Not all MPEG 2 systems use 'B' frames. Although a more efficient level of compression is
achieved by 'B' frames, compatible receiver/decoders must have an additional memory buffer,
which increases the cost of the decoder.
MPEG 2 Satellite Transmission Rates
The transmission speed required for any MPEG 2 broadcast varies according to the nature of
the video material. The MPEG 2 encoder located at the satellite uplink has a finite time to
make encoding decisions. Pre-recorded movies and other taped material do not push the time
constraints of the encoder to the limit; the encoder can select at its leisure the most efficient
method for encoding at the lowest possible data rate. Live sports and other live action
materials require a higher data rate because the encoder is forced to make immediate coding
decisions and must also transmit complex, rapid motion changes without introducing high
levels of distortion.
Tuning into an MPEG 2 compressed digital video signal, however, is totally different. Weak
signals virtually appear to be random noise; the receiver will not display any picture at all until
sufficient signal is reaching the antenna. Then once the digital threshold of the
receiver/decoder has been exceed, a perfect picture will appear on the TV screen. MPEG 2
reception is like a light switch: it's either on or off. Furthermore, if the installer moves past the
antenna's peak performance position, the receiver/decoder will 'freeze frame' on the last
picture in its buffer memory and will not receive any further video until the antenna is brought
back to it optimum position.
Rain fades, which occur whenever these is moisture in the atmosphere between the satellite
and the receiving system on the ground, can degrade the incoming signal level. DTH installers
are advised to use antenna tuning meters or portable spectrum analyzers to peak antenna
performance, so that the DTH systems they install will have some signal margin above
receiver/decoder threshold to compensate for any Ku-band signal degradation caused by rain
* Bit Rate : This is the amount of data information being transmitted in one second of time.

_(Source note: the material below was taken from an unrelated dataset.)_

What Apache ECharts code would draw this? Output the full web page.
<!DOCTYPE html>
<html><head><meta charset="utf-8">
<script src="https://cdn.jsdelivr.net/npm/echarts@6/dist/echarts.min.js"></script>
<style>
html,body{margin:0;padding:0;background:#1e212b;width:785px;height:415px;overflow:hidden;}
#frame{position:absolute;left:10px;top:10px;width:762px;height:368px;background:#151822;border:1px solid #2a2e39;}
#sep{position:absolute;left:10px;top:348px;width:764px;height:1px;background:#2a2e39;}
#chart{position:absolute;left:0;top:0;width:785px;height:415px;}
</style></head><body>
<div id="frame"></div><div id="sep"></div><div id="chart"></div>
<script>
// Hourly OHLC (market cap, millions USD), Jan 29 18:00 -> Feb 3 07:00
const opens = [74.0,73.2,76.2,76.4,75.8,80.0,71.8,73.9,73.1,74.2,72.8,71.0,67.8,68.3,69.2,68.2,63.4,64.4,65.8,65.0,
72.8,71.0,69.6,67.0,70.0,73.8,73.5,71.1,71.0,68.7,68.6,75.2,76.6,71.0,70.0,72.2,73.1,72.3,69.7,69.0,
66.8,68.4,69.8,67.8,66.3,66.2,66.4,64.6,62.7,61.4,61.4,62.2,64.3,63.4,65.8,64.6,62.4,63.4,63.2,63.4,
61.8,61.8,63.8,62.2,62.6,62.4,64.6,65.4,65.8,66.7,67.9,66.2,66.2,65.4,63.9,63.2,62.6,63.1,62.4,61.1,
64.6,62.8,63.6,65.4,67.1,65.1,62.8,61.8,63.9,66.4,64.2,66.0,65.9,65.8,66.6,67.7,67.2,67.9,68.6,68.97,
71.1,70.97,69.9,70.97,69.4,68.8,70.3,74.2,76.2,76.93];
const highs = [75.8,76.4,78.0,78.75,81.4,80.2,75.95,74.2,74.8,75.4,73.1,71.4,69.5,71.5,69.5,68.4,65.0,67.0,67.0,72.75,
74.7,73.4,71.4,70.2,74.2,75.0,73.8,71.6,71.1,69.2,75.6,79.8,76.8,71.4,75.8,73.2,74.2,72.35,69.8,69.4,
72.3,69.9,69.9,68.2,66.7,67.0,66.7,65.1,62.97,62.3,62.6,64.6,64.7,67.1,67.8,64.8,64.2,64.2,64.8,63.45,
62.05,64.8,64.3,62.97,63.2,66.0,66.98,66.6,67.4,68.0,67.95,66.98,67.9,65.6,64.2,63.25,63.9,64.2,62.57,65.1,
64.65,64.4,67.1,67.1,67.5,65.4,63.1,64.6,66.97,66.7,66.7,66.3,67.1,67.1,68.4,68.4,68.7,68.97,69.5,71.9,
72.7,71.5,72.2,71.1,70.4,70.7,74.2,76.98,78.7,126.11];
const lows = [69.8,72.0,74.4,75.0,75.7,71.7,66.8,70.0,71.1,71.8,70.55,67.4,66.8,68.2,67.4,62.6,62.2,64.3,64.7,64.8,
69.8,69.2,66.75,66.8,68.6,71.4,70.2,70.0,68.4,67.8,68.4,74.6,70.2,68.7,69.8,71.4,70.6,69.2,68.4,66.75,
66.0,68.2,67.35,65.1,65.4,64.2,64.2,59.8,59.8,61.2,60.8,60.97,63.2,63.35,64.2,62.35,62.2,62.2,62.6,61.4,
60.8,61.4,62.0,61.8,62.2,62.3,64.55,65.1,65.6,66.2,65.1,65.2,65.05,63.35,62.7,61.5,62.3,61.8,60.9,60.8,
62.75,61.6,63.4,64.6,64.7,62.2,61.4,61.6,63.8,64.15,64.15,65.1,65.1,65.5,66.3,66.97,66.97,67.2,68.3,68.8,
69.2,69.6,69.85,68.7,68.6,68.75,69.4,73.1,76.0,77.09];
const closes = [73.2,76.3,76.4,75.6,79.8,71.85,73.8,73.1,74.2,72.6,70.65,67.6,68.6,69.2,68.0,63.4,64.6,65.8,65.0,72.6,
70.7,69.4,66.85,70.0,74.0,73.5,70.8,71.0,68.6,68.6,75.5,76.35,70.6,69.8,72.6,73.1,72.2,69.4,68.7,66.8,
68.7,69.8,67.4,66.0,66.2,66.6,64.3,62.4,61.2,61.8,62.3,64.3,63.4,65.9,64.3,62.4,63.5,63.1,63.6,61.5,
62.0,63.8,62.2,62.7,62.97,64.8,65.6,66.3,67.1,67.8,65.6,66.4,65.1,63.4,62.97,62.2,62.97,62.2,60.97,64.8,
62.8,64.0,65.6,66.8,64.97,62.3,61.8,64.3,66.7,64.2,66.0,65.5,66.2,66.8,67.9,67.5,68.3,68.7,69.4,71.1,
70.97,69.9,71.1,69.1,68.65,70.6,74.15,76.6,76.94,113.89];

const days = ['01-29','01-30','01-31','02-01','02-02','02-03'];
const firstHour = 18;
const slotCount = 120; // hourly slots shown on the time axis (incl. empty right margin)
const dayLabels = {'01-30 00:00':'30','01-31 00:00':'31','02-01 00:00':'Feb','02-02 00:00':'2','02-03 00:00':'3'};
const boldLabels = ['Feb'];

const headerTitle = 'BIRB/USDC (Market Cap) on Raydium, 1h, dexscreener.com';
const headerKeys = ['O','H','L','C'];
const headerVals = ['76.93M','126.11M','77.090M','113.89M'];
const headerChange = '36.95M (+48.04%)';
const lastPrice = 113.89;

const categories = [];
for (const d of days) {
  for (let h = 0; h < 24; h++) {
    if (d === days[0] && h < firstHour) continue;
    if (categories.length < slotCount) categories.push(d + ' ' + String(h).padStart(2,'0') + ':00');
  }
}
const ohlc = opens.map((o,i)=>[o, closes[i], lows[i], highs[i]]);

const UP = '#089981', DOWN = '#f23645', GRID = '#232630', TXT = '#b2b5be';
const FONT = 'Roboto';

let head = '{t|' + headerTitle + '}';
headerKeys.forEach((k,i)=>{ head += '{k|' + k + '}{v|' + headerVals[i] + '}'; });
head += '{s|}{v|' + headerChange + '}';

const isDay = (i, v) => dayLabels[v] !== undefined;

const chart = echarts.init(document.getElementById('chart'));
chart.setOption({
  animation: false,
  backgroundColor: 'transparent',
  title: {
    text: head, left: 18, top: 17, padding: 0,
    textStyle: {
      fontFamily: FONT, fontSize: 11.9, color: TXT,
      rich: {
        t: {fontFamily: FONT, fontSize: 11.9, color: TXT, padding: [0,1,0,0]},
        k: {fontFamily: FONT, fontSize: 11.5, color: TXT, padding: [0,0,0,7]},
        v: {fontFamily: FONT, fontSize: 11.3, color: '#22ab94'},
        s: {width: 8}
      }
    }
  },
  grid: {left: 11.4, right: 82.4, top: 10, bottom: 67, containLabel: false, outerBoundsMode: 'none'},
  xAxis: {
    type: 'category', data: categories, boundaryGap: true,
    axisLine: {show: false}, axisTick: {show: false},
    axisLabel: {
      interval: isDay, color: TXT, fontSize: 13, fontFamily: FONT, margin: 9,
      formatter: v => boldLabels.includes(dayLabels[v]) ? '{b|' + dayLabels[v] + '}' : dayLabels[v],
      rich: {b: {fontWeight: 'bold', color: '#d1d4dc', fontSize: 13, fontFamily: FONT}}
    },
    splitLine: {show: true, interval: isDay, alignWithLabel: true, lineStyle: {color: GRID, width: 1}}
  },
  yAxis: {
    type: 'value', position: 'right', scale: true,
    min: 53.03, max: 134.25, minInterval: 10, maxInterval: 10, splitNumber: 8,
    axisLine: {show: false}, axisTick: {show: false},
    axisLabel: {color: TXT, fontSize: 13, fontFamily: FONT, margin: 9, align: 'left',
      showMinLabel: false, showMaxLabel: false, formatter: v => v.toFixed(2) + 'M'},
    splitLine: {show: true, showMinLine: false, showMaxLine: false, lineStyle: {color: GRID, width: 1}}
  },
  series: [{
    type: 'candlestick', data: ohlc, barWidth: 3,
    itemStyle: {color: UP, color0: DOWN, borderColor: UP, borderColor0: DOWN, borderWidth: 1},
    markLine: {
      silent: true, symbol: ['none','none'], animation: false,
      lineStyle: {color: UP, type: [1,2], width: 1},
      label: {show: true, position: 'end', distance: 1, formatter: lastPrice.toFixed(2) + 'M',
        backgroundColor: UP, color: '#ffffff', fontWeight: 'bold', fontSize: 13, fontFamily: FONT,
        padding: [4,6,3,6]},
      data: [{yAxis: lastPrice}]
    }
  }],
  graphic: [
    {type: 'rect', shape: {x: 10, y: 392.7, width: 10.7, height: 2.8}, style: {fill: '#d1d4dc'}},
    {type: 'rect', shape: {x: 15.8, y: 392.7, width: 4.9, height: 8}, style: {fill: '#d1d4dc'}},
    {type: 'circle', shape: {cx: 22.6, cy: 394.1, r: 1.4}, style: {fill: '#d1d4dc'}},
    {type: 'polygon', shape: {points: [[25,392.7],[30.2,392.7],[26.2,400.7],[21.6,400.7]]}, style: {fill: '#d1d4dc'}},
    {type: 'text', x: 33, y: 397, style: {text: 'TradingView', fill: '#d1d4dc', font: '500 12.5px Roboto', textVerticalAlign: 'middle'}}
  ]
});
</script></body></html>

The total bit stream passing through a single satellite transponder consists of as many as eight
TV services with associated audio, auxiliary audio services, conditional access data, and
auxiliary data services such as teletext. The informational bit rate for this transmission may be
as high as 49 Mega (million) bits per second (Mb/s) over a 36-MHz-wide satellite transponder.
A single video signal within this bit stream will have a lower bit rate. For example, a VHS
quality movie can be transmitted at a bit rate of 1.152 Mb/s; a news or general entertainment
TV program at 3.456 Mb/s; live sports at 4.608 Mb/s or studio-quality broadcasts at a rate of
more than 8 Mb/s.
* Bit Error Rate (BER) : Measured in exponential notation, the Bit Error Rate (BER)

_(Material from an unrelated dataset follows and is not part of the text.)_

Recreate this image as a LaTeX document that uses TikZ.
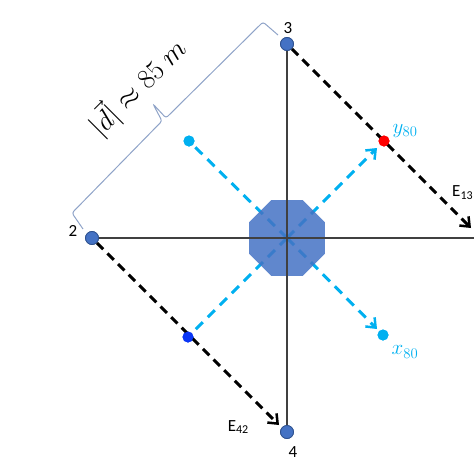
\RequirePackage{fix-cm}
\documentclass[tikz,border=0pt]{standalone}
\usepackage{fontspec}
\setmainfont{Carlito}
\usetikzlibrary{arrows.meta,shapes.geometric}
\definecolor{cyanC}{HTML}{00B0F0}
\definecolor{nodeblue}{HTML}{4472C4}
\definecolor{nodeedge}{HTML}{2F528F}
\definecolor{darkdot}{HTML}{0A35F5}
\definecolor{axisgray}{HTML}{404040}
\definecolor{bracecol}{HTML}{8FA3C8}
\tikzset{
  station/.style={circle,fill=nodeblue,draw=nodeedge,line width=0.8pt,minimum size=13pt,inner sep=0pt},
  dotnode/.style={circle,minimum size=11pt,inner sep=0pt},
  axisline/.style={draw=axisgray,line width=1.5pt},
  blackdash/.style={draw=black,line width=3pt,dash pattern=on 9pt off 6pt,-{Straight Barb[length=8pt,width=13pt,line width=2.5pt]}},
  cyandash/.style={draw=cyanC,line width=3pt,dash pattern=on 10pt off 7pt},
  cyanarrow/.style={cyandash,-{Straight Barb[length=8pt,width=13pt,line width=2.5pt]}},
  lbl/.style={font=\fontsize{17}{17}\selectfont,inner sep=0pt},
  bracestyle/.style={draw=bracecol,line width=1pt,rounded corners=2.5pt},
}
\begin{document}
\begin{tikzpicture}[x=1pt,y=-1pt]
\useasboundingbox (0,0) rectangle (474,474);
% coordinates
\coordinate (c) at (287,238);
\coordinate (rightend) at (490,238);
\coordinate (e13end) at (471,228);
\coordinate (e42end) at (279,425);
\coordinate (y80tip) at (377,148);
\coordinate (x80tip) at (377,329);
\coordinate (btip1) at (83,229);
\coordinate (bc1) at (72,213);
\coordinate (bj1) at (162,121);
\coordinate (bcusp) at (153,104);
\coordinate (bj2) at (166,118);
\coordinate (bc2) at (263,22);
\coordinate (btip2) at (278,35);
% dots positions
\node[station] (n2) at (92,238) {};
\node[station] (n3) at (287,44) {};
\node[station] (n4) at (287,432) {};
\node[dotnode,fill=red] (ydot) at (384,141) {};
\node[dotnode,fill=darkdot] (bdot) at (188,337) {};
\node[dotnode,fill=cyanC] (tdot) at (189,141) {};
\node[dotnode,fill=cyanC] (xdot) at (383,335) {};
% cyan dashed lines
\draw[cyandash] (c) -- (tdot.center);
\draw[cyandash] (c) -- (bdot.center);
\draw[cyanarrow] (c) -- (y80tip);
\draw[cyanarrow] (c) -- (x80tip);
% octagon
\node[regular polygon,regular polygon sides=8,minimum size=82pt,inner sep=0pt,fill=nodeblue,fill opacity=0.85] (oct) at (c) {};
% axes
\draw[axisline] (n2) -- (rightend);
\draw[axisline] (n3) -- (n4);
% black dashed arrows
\draw[blackdash] (n3) -- (e13end);
\draw[blackdash] (n2) -- (e42end);
% redraw dots on top
\node[station] at (n2) {};
\node[station] at (n3) {};
\node[station] at (n4) {};
\node[dotnode,fill=red] at (ydot) {};
\node[dotnode,fill=darkdot] at (bdot) {};
\node[dotnode,fill=cyanC] at (tdot) {};
\node[dotnode,fill=cyanC] at (xdot) {};
% brace
\draw[bracestyle] (btip1) -- (bc1) -- (bj1) -- (bcusp) -- (bj2) -- (bc2) -- (btip2);
\node[rotate=45,inner sep=0pt,font=\fontsize{28}{28}\selectfont] (dlabel) at (137,87) {$|\vec{d}|\approx 85\ m$};
% labels
\node[lbl] (l2) at (73,231) {2};
\node[lbl] (l3) at (288,28) {3};
\node[lbl] (l4) at (293,452) {4};
\node[lbl,anchor=west] (le13) at (452,193) {E\raisebox{-0.35ex}{\fontsize{12}{12}\selectfont 13}};
\node[lbl] (le42) at (238,427) {E\raisebox{-0.35ex}{\fontsize{12}{12}\selectfont 42}};
\node[text=cyanC,inner sep=0pt,font=\fontsize{21}{21}\selectfont] (ly80) at (405,131) {$y_{80}$};
\node[text=cyanC,inner sep=0pt,font=\fontsize{21}{21}\selectfont] (lx80) at (405,352) {$x_{80}$};
\end{tikzpicture}
\end{document}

expresses the performance level of the digital receiver. For example, a higher BER of 5.0 x 10-
5 is superior to a lower BER of 9.0 x 10-4. The higher the BER, the greater the
receiver/decoder's ability to perform well during marginal reception conditions, such as when
there is heavy rainfall, snow or wind gusts.
* Forward Error Correction (FEC) : The digital bit stream contains special codes that the
receiver/decoder can use to check to ensure that all bits of information sent have been
received. If bit errors due to thermal noise, for example, are detected, the receiver/decoder
can use the convolutional encoding information that has been forwarded to it by the
transmitting station to either correct each detected error or conceal it. Burst noise
interference, which can be caused by nearby automobile ignition noise or microwave ovens,
can be detected by the Reed Solomon block decoder.